• COLLECTED DATA:
____

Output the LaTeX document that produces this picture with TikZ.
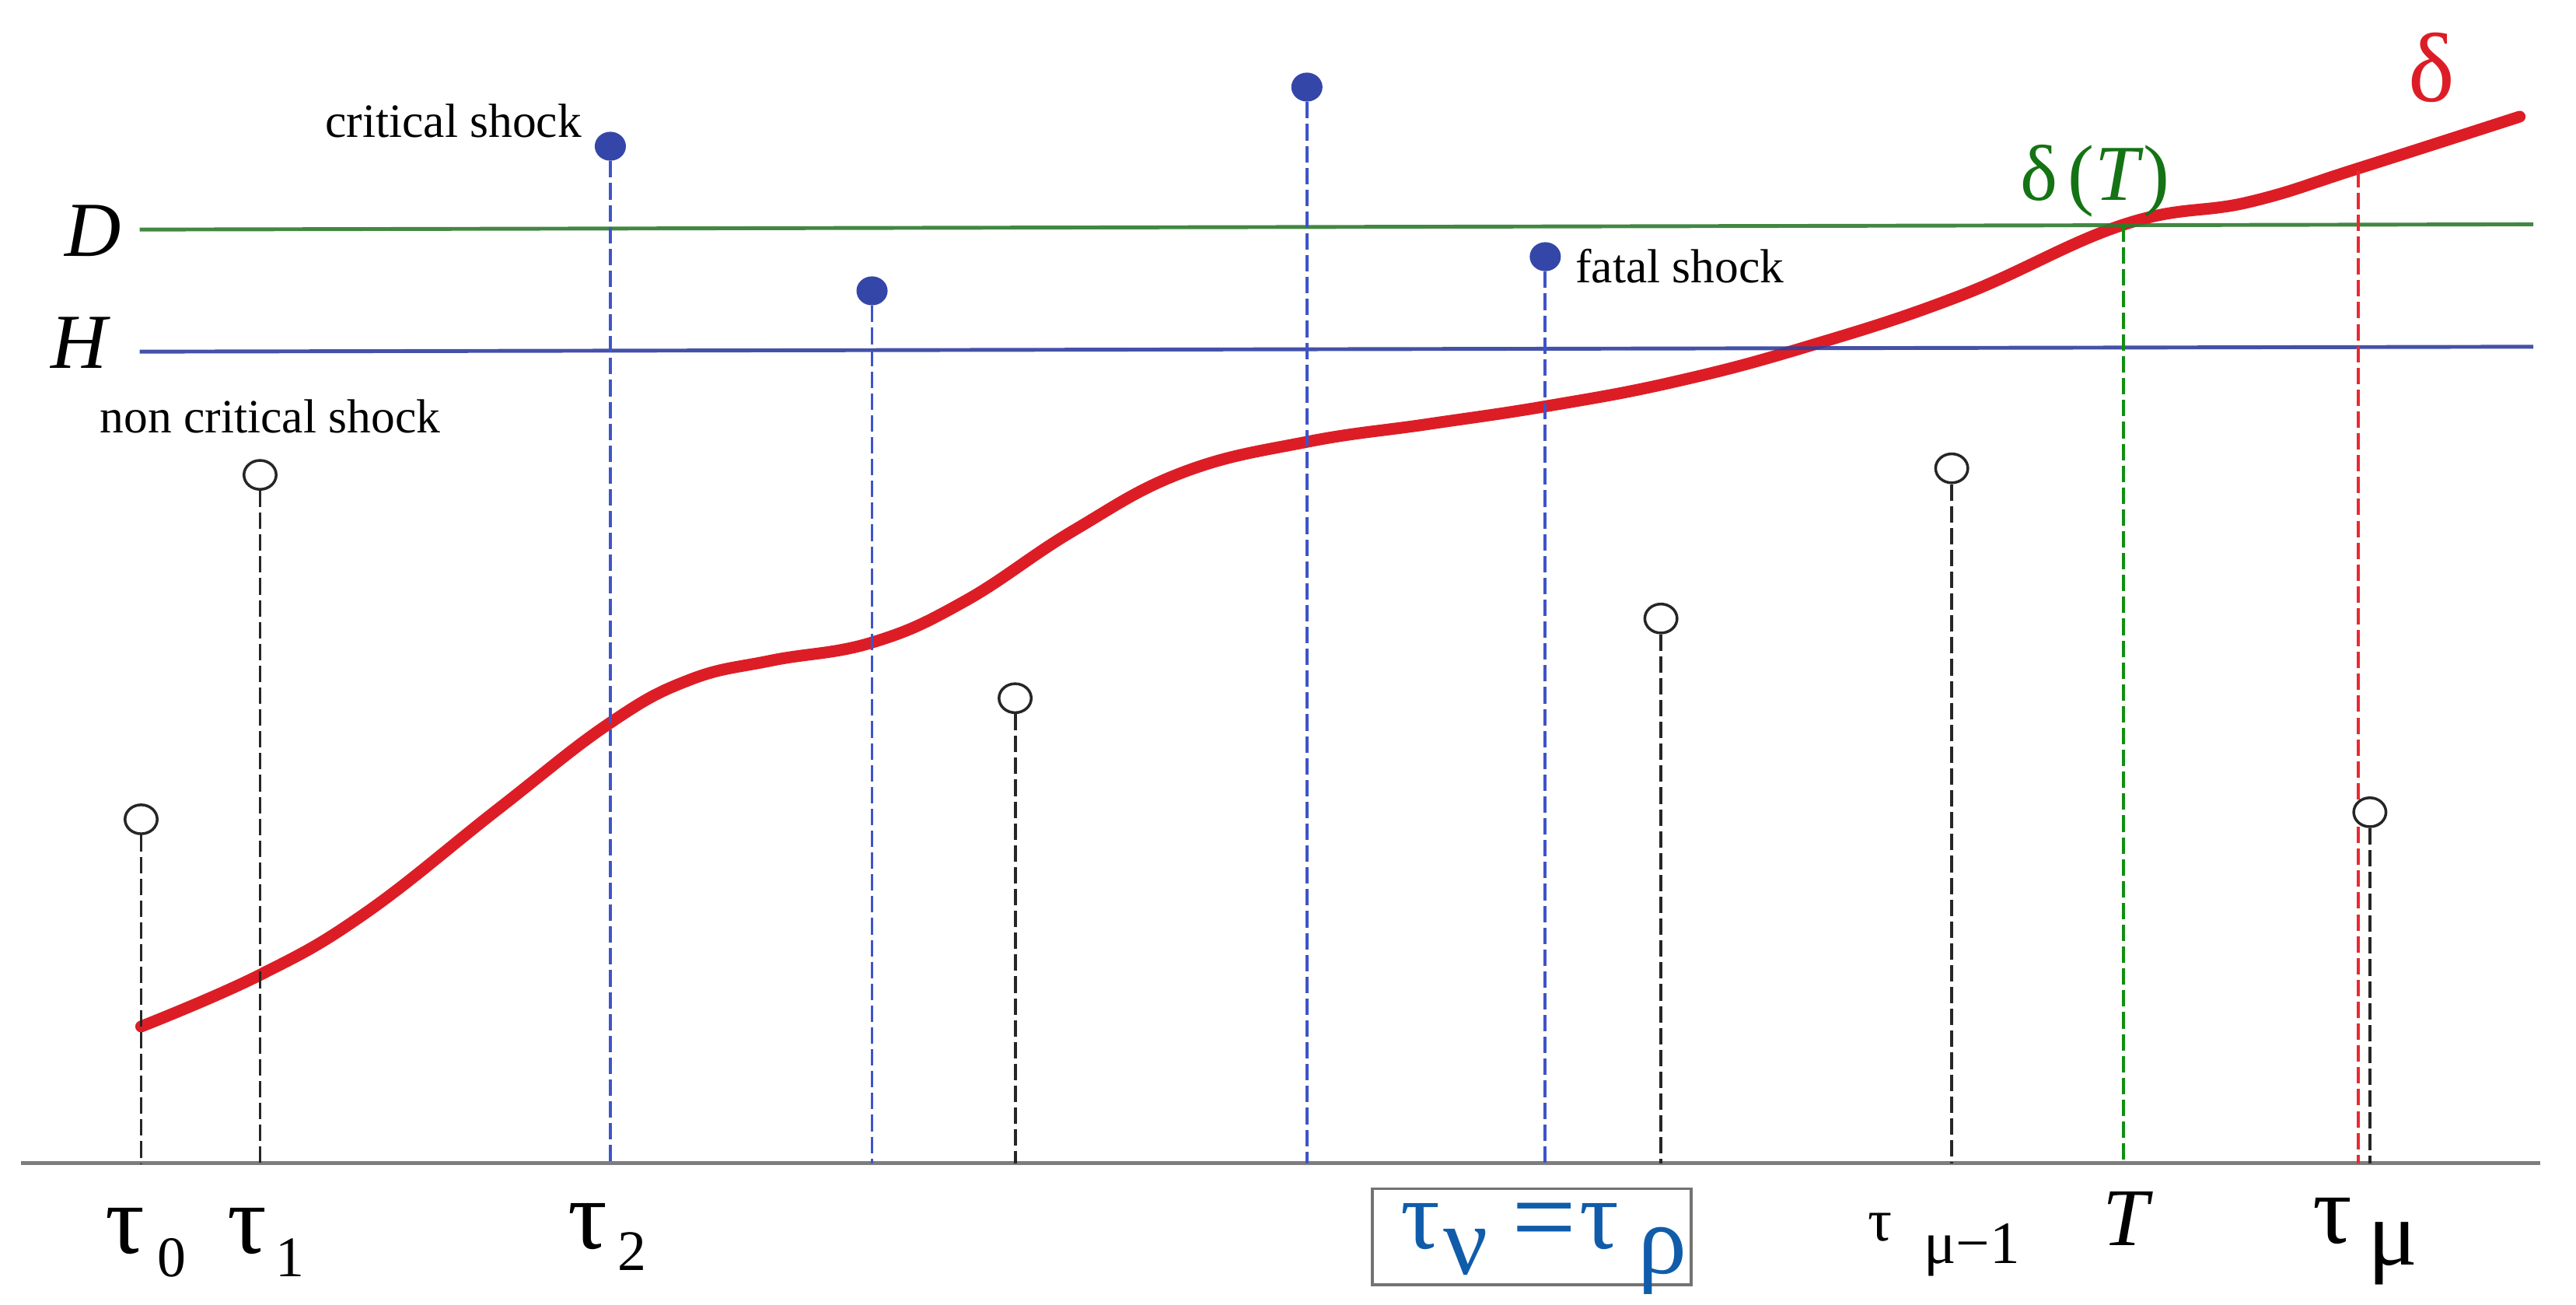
\documentclass[tikz,border=0pt]{standalone}
\usepackage{fontspec}
\setmainfont{Liberation Serif}
\usetikzlibrary{shapes.geometric}
\definecolor{curvered}{RGB}{221,29,38}
\definecolor{dgreen}{RGB}{46,122,46}
\definecolor{hblue}{RGB}{48,62,158}
\definecolor{stemblue}{RGB}{62,84,200}
\definecolor{dotblue}{RGB}{52,70,168}
\definecolor{tgreen}{RGB}{20,115,20}
\definecolor{boxblue}{RGB}{16,92,170}
\definecolor{redstem}{RGB}{235,40,50}
\definecolor{axisgray}{RGB}{125,125,125}
\newcommand{\fsz}[1]{\fontsize{#1}{#1}\selectfont}
\begin{document}
\begin{tikzpicture}[x=0.021129cm,y=-0.021129cm,
  stemline/.style={line width=1.1pt, dash pattern=on 6pt off 2pt},
  blackstem/.style={stemline, draw=black!85},
  bluestem/.style={stemline, draw=stemblue},
  opencirc/.style={ellipse, draw=black!85, fill=white, line width=1pt, minimum width=11.8pt, minimum height=10.6pt, inner sep=0pt},
  fulldot/.style={ellipse, fill=dotblue, minimum width=11.4pt, minimum height=10.6pt, inner sep=0pt},
  lbl/.style={anchor=base west, inner sep=0pt, outer sep=0pt},
]
\useasboundingbox (0,0) rectangle (1568,794);

% axis
\coordinate (axL) at (13,708);
\coordinate (axR) at (1546,708);
\draw[axisgray, line width=1.4pt] (axL) -- (axR);

% degradation curve
\draw[curvered, line width=4.3pt, line cap=round] plot[smooth, tension=0.7] coordinates {
 (85.9,624.7) (158,593.4) (222,556) (303.4,492.2) (370.8,440.3) (419.6,413.8)
 (469.4,402) (530.8,391) (587,366) (653.4,322.9) (719.9,287.5) (795.5,268.9)
 (869.2,258.1) (940.6,247.3) (1017.6,232.7) (1098.3,211.4) (1193.1,180)
 (1293.2,136.5) (1368.7,123) (1435.4,102.5) (1533.7,71)};

% thresholds
\coordinate (DL) at (85,139.7);
\coordinate (DR) at (1542,136.5);
\coordinate (HL) at (85,214);
\coordinate (HR) at (1542,211);
\draw[dgreen, line width=1.4pt, opacity=0.9] (DL) -- (DR);
\draw[hblue, line width=1.4pt, opacity=0.9] (HL) -- (HR);

% T and tau_mu markers
\coordinate (Tc) at (1292.5,137);
\coordinate (Mc) at (1435.5,104);
\draw[stemline, draw=tgreen!80!green] (Tc) -- (Tc |- axL);
\draw[stemline, draw=redstem] (Mc) -- (Mc |- axL);

% shocks
\node[opencirc] (s0) at (85.9,498.6) {};
\node[opencirc] (s1) at (158.3,289) {};
\node[fulldot]  (s2) at (371.5,89) {};
\node[fulldot]  (s3) at (530.8,177) {};
\node[opencirc] (s4) at (617.9,424.9) {};
\node[fulldot]  (s5) at (795.5,53) {};
\node[fulldot]  (s6) at (940.6,156.2) {};
\node[opencirc] (s7) at (1011,376.4) {};
\node[opencirc] (s8) at (1188,285) {};
\node[opencirc] (s9) at (1442.5,494.3) {};

\foreach \s in {s0,s1,s4,s7,s8,s9}
  \draw[blackstem] (\s.south) -- (\s.south |- axL);
\foreach \s in {s2,s3,s5,s6}
  \draw[bluestem] (\s.south) -- (\s.south |- axL);

% text labels
\node[lbl, font=\fsz{17.5}] (crit) at (198,83.5) {critical shock};
\node[lbl, font=\fsz{17.5}] (noncrit) at (61,263.6) {non critical shock};
\node[lbl, font=\fsz{17.5}] (fatal) at (959,172) {fatal shock};
\node[lbl, font=\fsz{28.5}\itshape] (Dlab) at (39.4,156) {D};
\node[lbl, font=\fsz{28.5}\itshape] (Hlab) at (31,224) {H};
\node[lbl, font=\fsz{29}, text=tgreen] (dT) at (1229.6,122) {δ\hspace{4pt}(\textit{T})};
\node[lbl, font=\fsz{36}, text=curvered] (del) at (1466,62) {δ};

% time labels
\node[lbl, font=\fsz{36}] (t0) at (63.9,762.9) {\makebox[19.1pt][l]{τ}\raisebox{-8.5pt}{\fsz{21}0}};
\node[lbl, font=\fsz{36}] (t1) at (138.2,762.9) {\makebox[17.9pt][l]{τ}\raisebox{-8.5pt}{\fsz{21}1}};
\node[lbl, font=\fsz{36}] (t2) at (345.6,760) {\makebox[18.3pt][l]{τ}\raisebox{-7.8pt}{\fsz{21}2}};
\node[lbl, font=\fsz{22}] (tm1) at (1137,755) {\makebox[20.4pt][l]{τ}\raisebox{-8.4pt}{μ−1}};
\node[lbl, font=\fsz{30}\itshape] (Tlab) at (1280,758) {T};
\node[lbl, font=\fsz{36}] (tmu) at (1408,756.5) {\makebox[20.1pt][l]{τ}\raisebox{-8.1pt}{\fsz{34}μ}};

% boxed equality
\node[draw=black!55, line width=1pt, minimum width=116.7pt, minimum height=35.2pt, inner sep=0pt] (box) at (932.35,752.6) {};
\node[lbl, font=\fsz{36}, text=boxblue] (eq) at (852.8,759.8)
  {\makebox[15.6pt][l]{τ}\makebox[25.1pt][l]{\raisebox{-9.3pt}{ν}}\makebox[24.7pt][l]{\raisebox{-2.5pt}{\fsz{42}=}}\makebox[21.3pt][l]{τ}\raisebox{-9pt}{ρ}};
\end{tikzpicture}
\end{document}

____

Write out the full set of lines verbatim, without the pictures.

Output the LaTeX document that produces this picture with TikZ.
\documentclass[tikz,border=0pt]{standalone}
\usepackage{fontspec}
\setmainfont{Liberation Serif}
\usetikzlibrary{shapes.geometric}
\definecolor{curvered}{RGB}{221,29,38}
\definecolor{dgreen}{RGB}{46,122,46}
\definecolor{hblue}{RGB}{48,62,158}
\definecolor{stemblue}{RGB}{62,84,200}
\definecolor{dotblue}{RGB}{52,70,168}
\definecolor{tgreen}{RGB}{20,115,20}
\definecolor{boxblue}{RGB}{16,92,170}
\definecolor{redstem}{RGB}{235,40,50}
\definecolor{axisgray}{RGB}{125,125,125}
\newcommand{\fsz}[1]{\fontsize{#1}{#1}\selectfont}
\begin{document}
\begin{tikzpicture}[x=0.021129cm,y=-0.021129cm,
  stemline/.style={line width=1.1pt, dash pattern=on 6pt off 2pt},
  blackstem/.style={stemline, draw=black!85},
  bluestem/.style={stemline, draw=stemblue},
  opencirc/.style={ellipse, draw=black!85, fill=white, line width=1pt, minimum width=11.8pt, minimum height=10.6pt, inner sep=0pt},
  fulldot/.style={ellipse, fill=dotblue, minimum width=11.4pt, minimum height=10.6pt, inner sep=0pt},
  lbl/.style={anchor=base west, inner sep=0pt, outer sep=0pt},
]
\useasboundingbox (0,0) rectangle (1568,794);

% axis
\coordinate (axL) at (13,708);
\coordinate (axR) at (1546,708);
\draw[axisgray, line width=1.4pt] (axL) -- (axR);

% degradation curve
\draw[curvered, line width=4.3pt, line cap=round] plot[smooth, tension=0.7] coordinates {
 (85.9,624.7) (158,593.4) (222,556) (303.4,492.2) (370.8,440.3) (419.6,413.8)
 (469.4,402) (530.8,391) (587,366) (653.4,322.9) (719.9,287.5) (795.5,268.9)
 (869.2,258.1) (940.6,247.3) (1017.6,232.7) (1098.3,211.4) (1193.1,180)
 (1293.2,136.5) (1368.7,123) (1435.4,102.5) (1533.7,71)};

% thresholds
\coordinate (DL) at (85,139.7);
\coordinate (DR) at (1542,136.5);
\coordinate (HL) at (85,214);
\coordinate (HR) at (1542,211);
\draw[dgreen, line width=1.4pt, opacity=0.9] (DL) -- (DR);
\draw[hblue, line width=1.4pt, opacity=0.9] (HL) -- (HR);

% T and tau_mu markers
\coordinate (Tc) at (1292.5,137);
\coordinate (Mc) at (1435.5,104);
\draw[stemline, draw=tgreen!80!green] (Tc) -- (Tc |- axL);
\draw[stemline, draw=redstem] (Mc) -- (Mc |- axL);

% shocks
\node[opencirc] (s0) at (85.9,498.6) {};
\node[opencirc] (s1) at (158.3,289) {};
\node[fulldot]  (s2) at (371.5,89) {};
\node[fulldot]  (s3) at (530.8,177) {};
\node[opencirc] (s4) at (617.9,424.9) {};
\node[fulldot]  (s5) at (795.5,53) {};
\node[fulldot]  (s6) at (940.6,156.2) {};
\node[opencirc] (s7) at (1011,376.4) {};
\node[opencirc] (s8) at (1188,285) {};
\node[opencirc] (s9) at (1442.5,494.3) {};

\foreach \s in {s0,s1,s4,s7,s8,s9}
  \draw[blackstem] (\s.south) -- (\s.south |- axL);
\foreach \s in {s2,s3,s5,s6}
  \draw[bluestem] (\s.south) -- (\s.south |- axL);

% text labels
\node[lbl, font=\fsz{17.5}] (crit) at (198,83.5) {critical shock};
\node[lbl, font=\fsz{17.5}] (noncrit) at (61,263.6) {non critical shock};
\node[lbl, font=\fsz{17.5}] (fatal) at (959,172) {fatal shock};
\node[lbl, font=\fsz{28.5}\itshape] (Dlab) at (39.4,156) {D};
\node[lbl, font=\fsz{28.5}\itshape] (Hlab) at (31,224) {H};
\node[lbl, font=\fsz{29}, text=tgreen] (dT) at (1229.6,122) {δ\hspace{4pt}(\textit{T})};
\node[lbl, font=\fsz{36}, text=curvered] (del) at (1466,62) {δ};

% time labels
\node[lbl, font=\fsz{36}] (t0) at (63.9,762.9) {\makebox[19.1pt][l]{τ}\raisebox{-8.5pt}{\fsz{21}0}};
\node[lbl, font=\fsz{36}] (t1) at (138.2,762.9) {\makebox[17.9pt][l]{τ}\raisebox{-8.5pt}{\fsz{21}1}};
\node[lbl, font=\fsz{36}] (t2) at (345.6,760) {\makebox[18.3pt][l]{τ}\raisebox{-7.8pt}{\fsz{21}2}};
\node[lbl, font=\fsz{22}] (tm1) at (1137,755) {\makebox[20.4pt][l]{τ}\raisebox{-8.4pt}{μ−1}};
\node[lbl, font=\fsz{30}\itshape] (Tlab) at (1280,758) {T};
\node[lbl, font=\fsz{36}] (tmu) at (1408,756.5) {\makebox[20.1pt][l]{τ}\raisebox{-8.1pt}{\fsz{34}μ}};

% boxed equality
\node[draw=black!55, line width=1pt, minimum width=116.7pt, minimum height=35.2pt, inner sep=0pt] (box) at (932.35,752.6) {};
\node[lbl, font=\fsz{36}, text=boxblue] (eq) at (852.8,759.8)
  {\makebox[15.6pt][l]{τ}\makebox[25.1pt][l]{\raisebox{-9.3pt}{ν}}\makebox[24.7pt][l]{\raisebox{-2.5pt}{\fsz{42}=}}\makebox[21.3pt][l]{τ}\raisebox{-9pt}{ρ}};
\end{tikzpicture}
\end{document}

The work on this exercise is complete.